System Component	Recommended Velocity	Maximum Velocity
Main headers	15-20 ft/s	30 ft/s
Branch lines	20-30 ft/s	40 ft/s
Tool connections	30-40 ft/s	60 ft/s
Blow guns	N/A	Safe for 80 ft/s

Velocities above these ranges cause excessive pressure drops and can damage piping over time through erosion.

How do I calculate the equivalent length of my fittings?

Each fitting adds “equivalent length” to your pipe run. Here’s how to calculate it:

1. Identify each fitting type in your system (elbows, tees, valves, etc.)
2. Find the equivalent length multiplier for each fitting type (typically 1.5× to 10× the pipe diameter)
3. Multiply the fitting’s equivalent length factor by the actual pipe diameter
4. Sum all fitting equivalent lengths and add to your actual pipe length

Example: A 2″ system with 5 standard elbows (3× diameter each) and 3 gate valves (10× diameter each) adds:

(5 × 3 × 2) + (3 × 10 × 2) = 30 + 60 = 90 inches (7.5 feet) of equivalent length

What’s the difference between Schedule 40 and Schedule 80 pipe?

Schedule 40 and Schedule 80 refer to pipe wall thickness standards:

Characteristic	Schedule 40	Schedule 80
Wall thickness	Standard	40% thicker
Pressure rating	Lower	60% higher
Internal diameter	Larger	Smaller
Cost	Lower	30-50% higher
Typical use	Most compressed air systems	High-pressure or hazardous applications

For most compressed air systems under 150 PSI, Schedule 40 is sufficient and more cost-effective due to its larger internal diameter (better flow characteristics).

How often should I audit my compressed air system?
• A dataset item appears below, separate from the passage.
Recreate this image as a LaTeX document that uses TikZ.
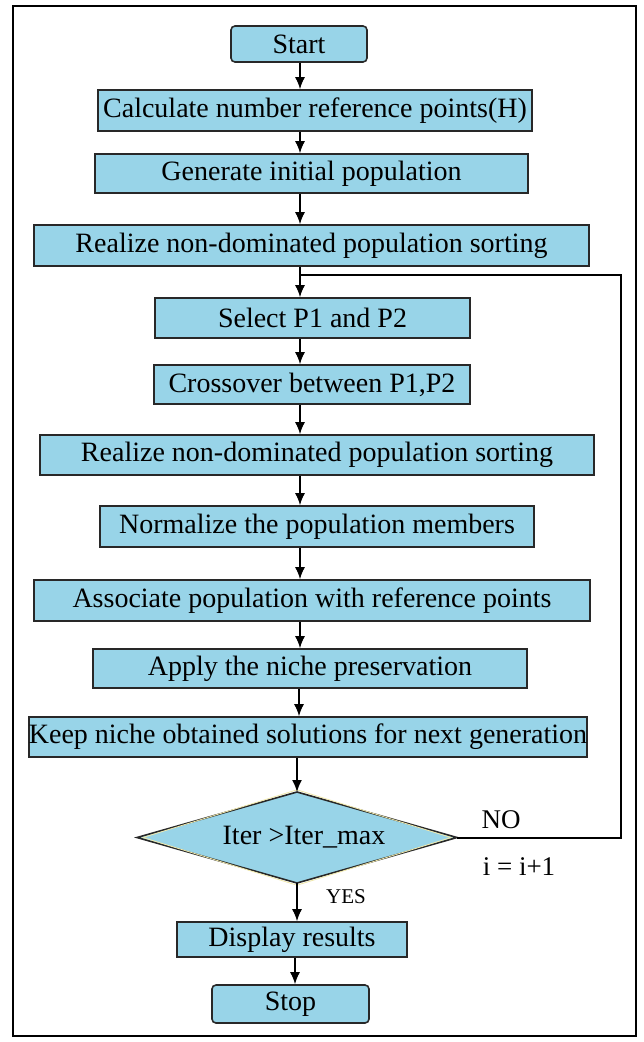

A comprehensive audit schedule should include:

• Daily: Visual inspection for leaks, check drain operation, monitor pressure gauges
• Weekly: Test safety valves, check compressor oil levels, listen for unusual noises
• Monthly: Inspect filters, check for moisture in lines, verify automatic drains
• Quarterly: Measure system pressure profile, check for pipe corrosion, test backup systems
• Annually: Full system audit including ultrasonic leak detection, flow measurements, energy consumption analysis
• Every 3-5 years: Complete system evaluation including pipe condition assessment and capacity testing

According to the DOE, facilities that implement regular audits typically reduce energy costs by 20-30% and extend equipment life by 30-50%.